Alternative Minimum Tax Considerations

Percentage depletion that exceeds your property’s adjusted basis at year-end is a tax preference item for Alternative Minimum Tax purposes. Specifically, the preference equals the excess of the depletion deduction over the property’s adjusted basis calculated before that year’s depletion is subtracted. One important exception: percentage depletion on oil and gas computed under the independent producer and royalty owner rules is excluded from this preference item entirely.13Office of the Law Revision Counsel. 26 USC 57 – Items of Tax Preference For other minerals, if your percentage depletion has driven basis to zero and you’re still claiming deductions, the full deduction amount becomes a preference item that could increase your AMT liability.
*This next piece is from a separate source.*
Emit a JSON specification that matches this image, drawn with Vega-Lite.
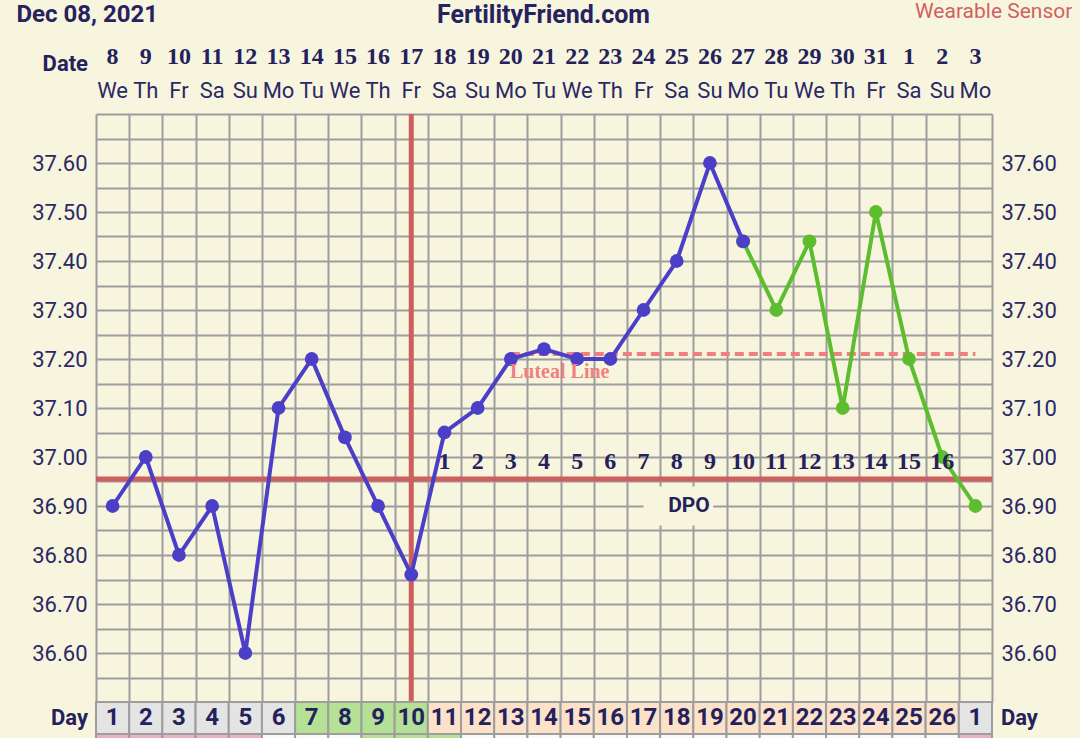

Lease Bonuses and Advance Royalties

If you receive a lease bonus when granting someone else the right to extract minerals from your property, that payment is eligible for cost depletion. The deduction is calculated as the proportion of your total depletion basis that the bonus represents relative to the bonus plus all expected future royalties. After claiming that deduction, your remaining basis is recovered through depletion on the royalty payments as they come in.14eCFR. 26 CFR 1.612-3 – Depletion Treatment of Bonus and Advanced Royalty Getting this allocation right at the front end prevents headaches later, because misallocating the bonus deduction throws off every future year’s cost depletion calculation.